The picture is more complicated than it first appears, though. A bill introduced in the 119th Congress would amend Section 280E to specifically deny deductions for marijuana trafficking even after rescheduling, which would preserve the current tax penalty regardless of the drug’s schedule.3Congress.gov. Legal Consequences of Rescheduling Marijuana Whether that bill advances is uncertain, but it signals that 280E relief is not guaranteed even if the broader rescheduling succeeds. Operators should plan conservatively and not assume the tax landscape will change until a final rule and any corresponding legislation are settled.
On top of the federal burden, states impose their own cannabis-specific taxes. State excise tax rates on retail cannabis currently range from 6 percent to 37 percent, with most states falling somewhere between 10 and 20 percent. Some states use a flat percentage on retail sales, while others tax based on the weight of the product or THC potency. A handful layer multiple tax types: a wholesale tax paid by the cultivator and a separate retail excise tax paid by the consumer at the point of sale.
Local governments frequently add their own taxes as well, typically capped by the state at 2 to 5 percent. When you stack federal income tax inflated by 280E, state excise taxes, local taxes, and standard state income and sales taxes, the total tax burden on a cannabis business far exceeds what any comparable consumer goods company pays. That gap is the primary reason the illicit market continues to thrive even in states with mature legal programs.
Because cannabis remains a Schedule I substance under federal law, banks and credit unions risk running afoul of federal money laundering and drug enforcement statutes if they service cannabis accounts. The Financial Crimes Enforcement Network issued guidance in 2014 creating a framework for financial institutions willing to take on cannabis clients, but it requires extensive due diligence: verifying state licenses, monitoring for suspicious activity, and filing specialized Suspicious Activity Reports for every cannabis-related account on an ongoing basis.9Financial Crimes Enforcement Network. BSA Expectations Regarding Marijuana-Related Businesses
The compliance cost of maintaining those accounts has kept most large national banks out of the market. Some smaller banks and credit unions have developed specialized cannabis banking programs, but access remains limited and expensive. Many cannabis businesses still operate as heavily cash-dependent enterprises, which creates security risks, makes tax compliance more difficult, and adds operational costs for armored transport and cash management. Federal legislation to explicitly protect financial institutions that serve state-legal cannabis businesses has been introduced repeatedly but has not passed.

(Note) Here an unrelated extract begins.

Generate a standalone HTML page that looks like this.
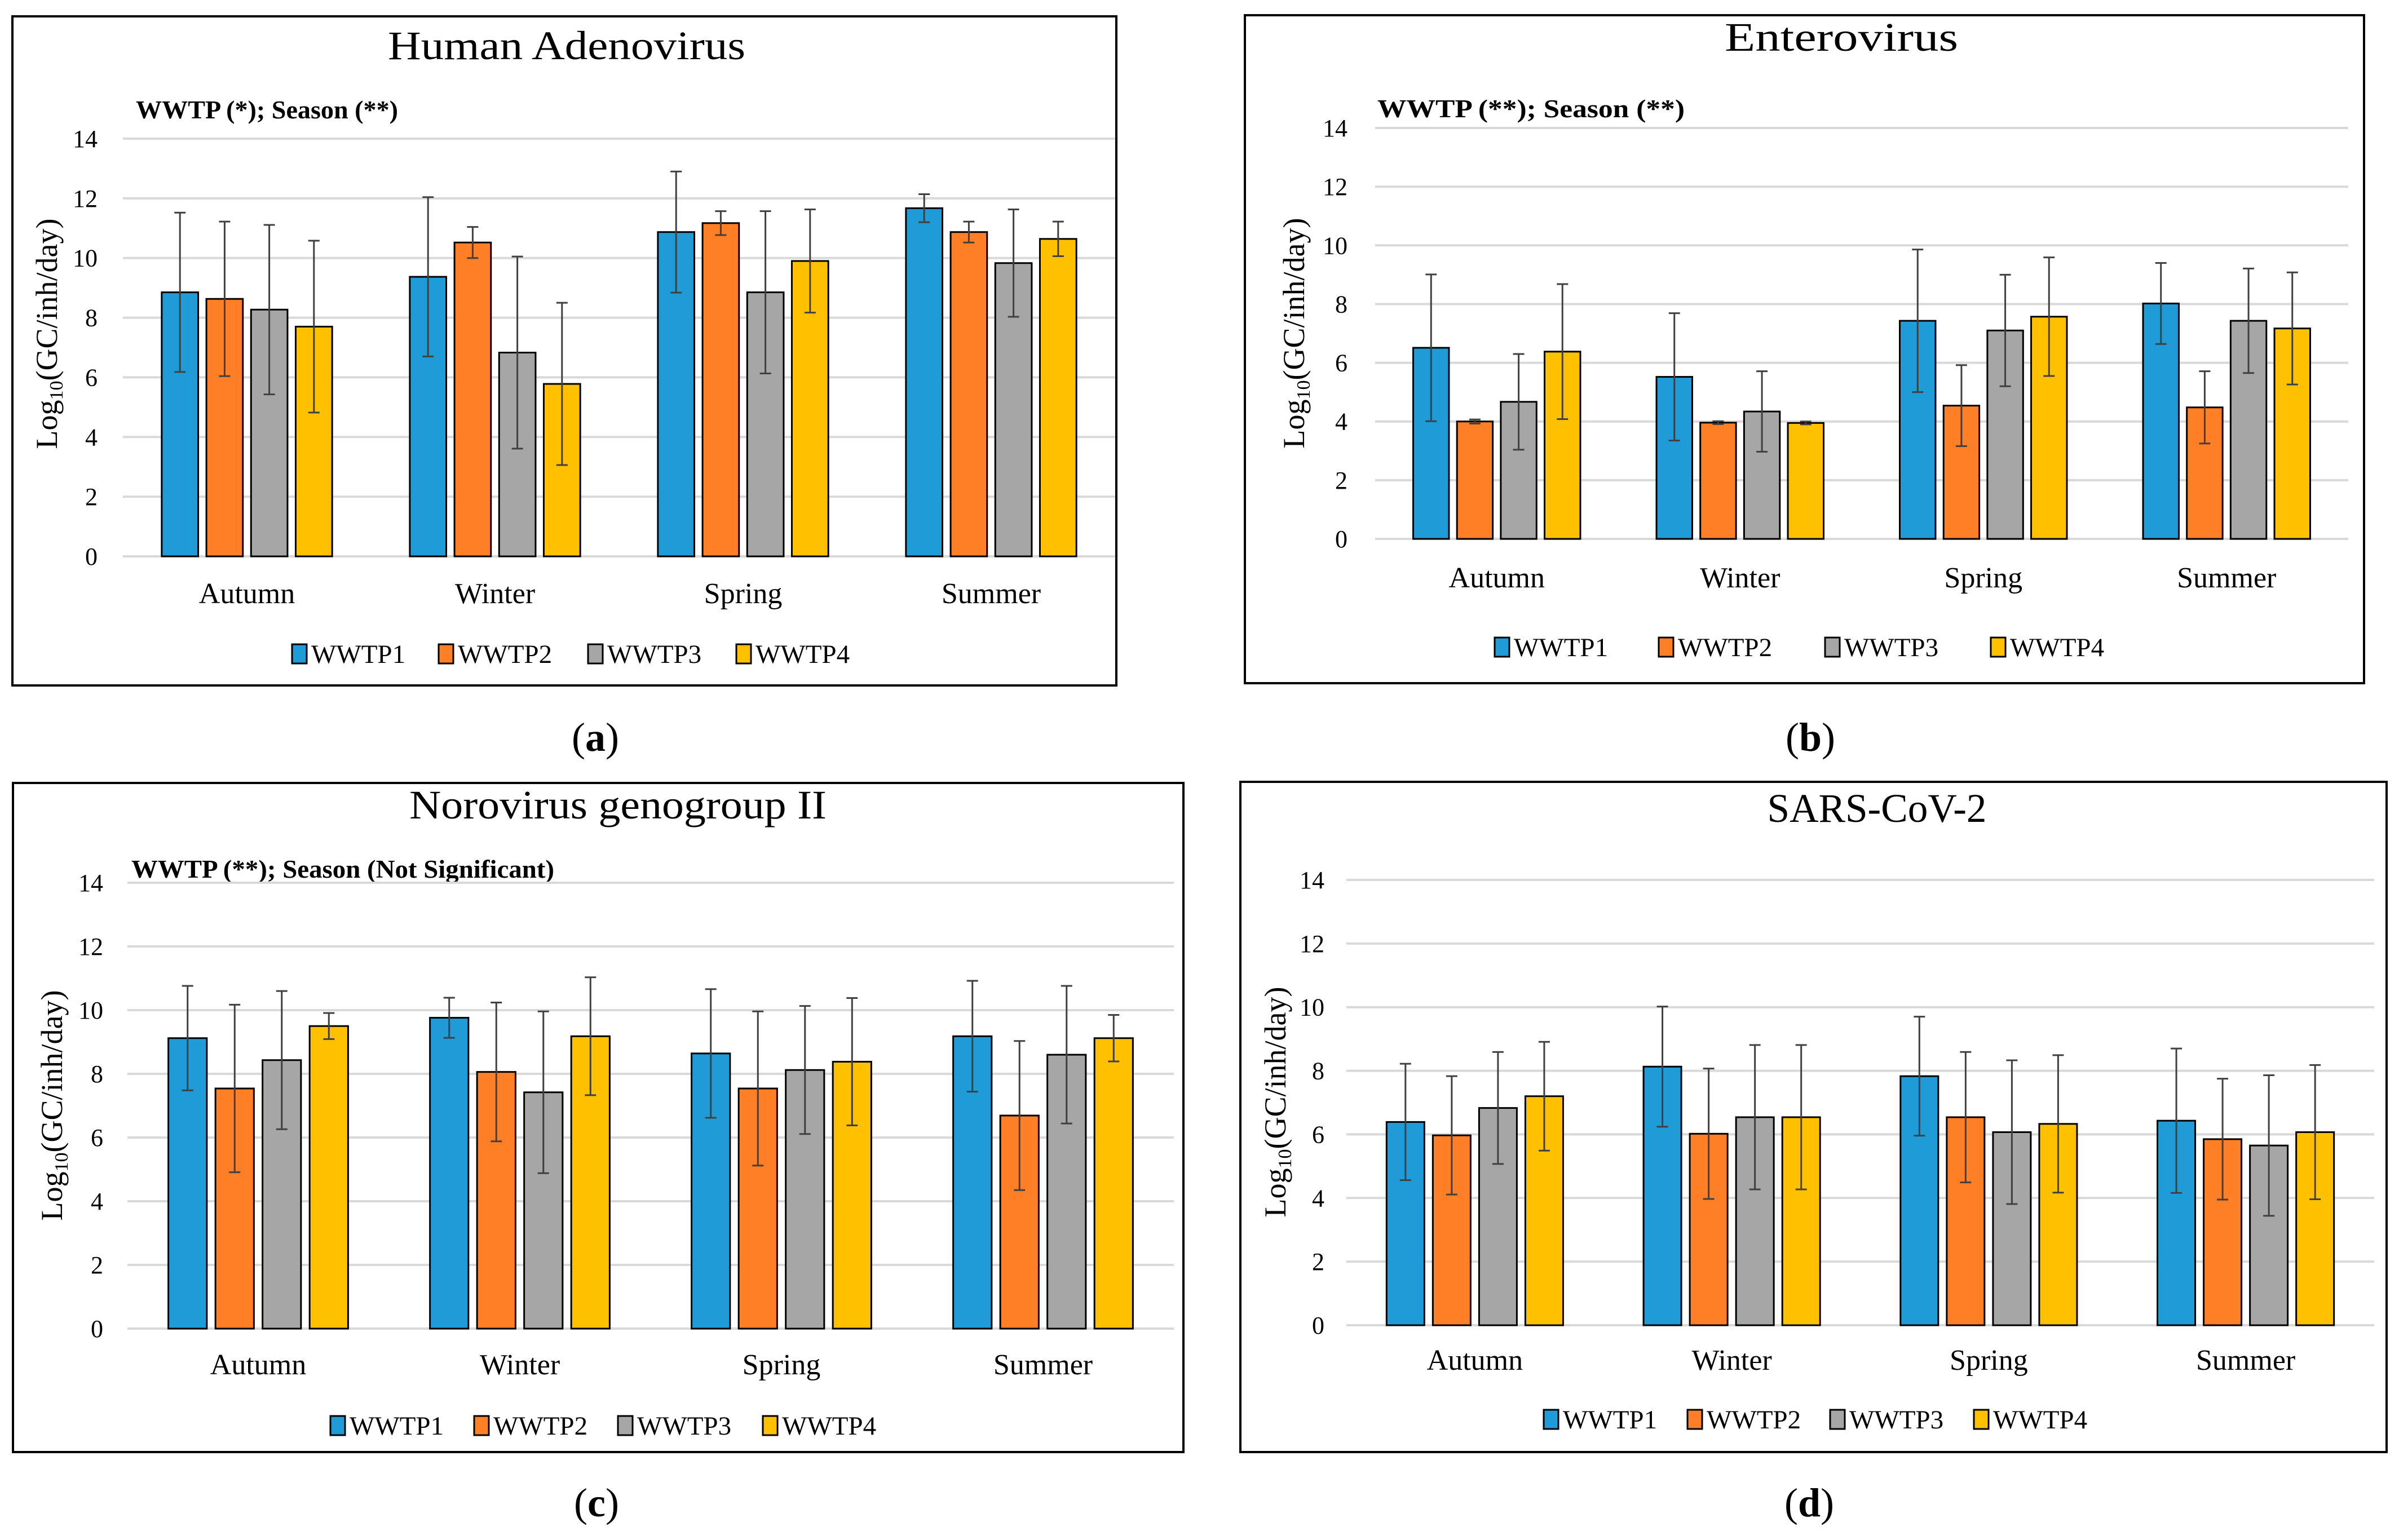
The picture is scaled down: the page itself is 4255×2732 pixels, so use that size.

The war on drugs disproportionately impacted Black and Latino communities, and many states have built social equity provisions into their cannabis licensing frameworks to address that legacy. These programs typically reserve a portion of available licenses for applicants who meet criteria like prior cannabis convictions, residence in communities with historically high arrest rates, or low income levels. Support often includes reduced application and licensing fees, technical assistance with regulatory compliance, and access to grants or low-interest loans to cover startup costs.
The track record of these programs has been mixed. In some states, equity applicants have faced the same capital barriers and real estate challenges as other applicants, and relatively few have successfully opened and sustained businesses. Other jurisdictions have seen more success by pairing license set-asides with direct financial assistance. Anyone who qualifies should explore their state’s program early in the planning process, as equity applicants often receive priority processing and fee waivers that can meaningfully reduce the cost of entry.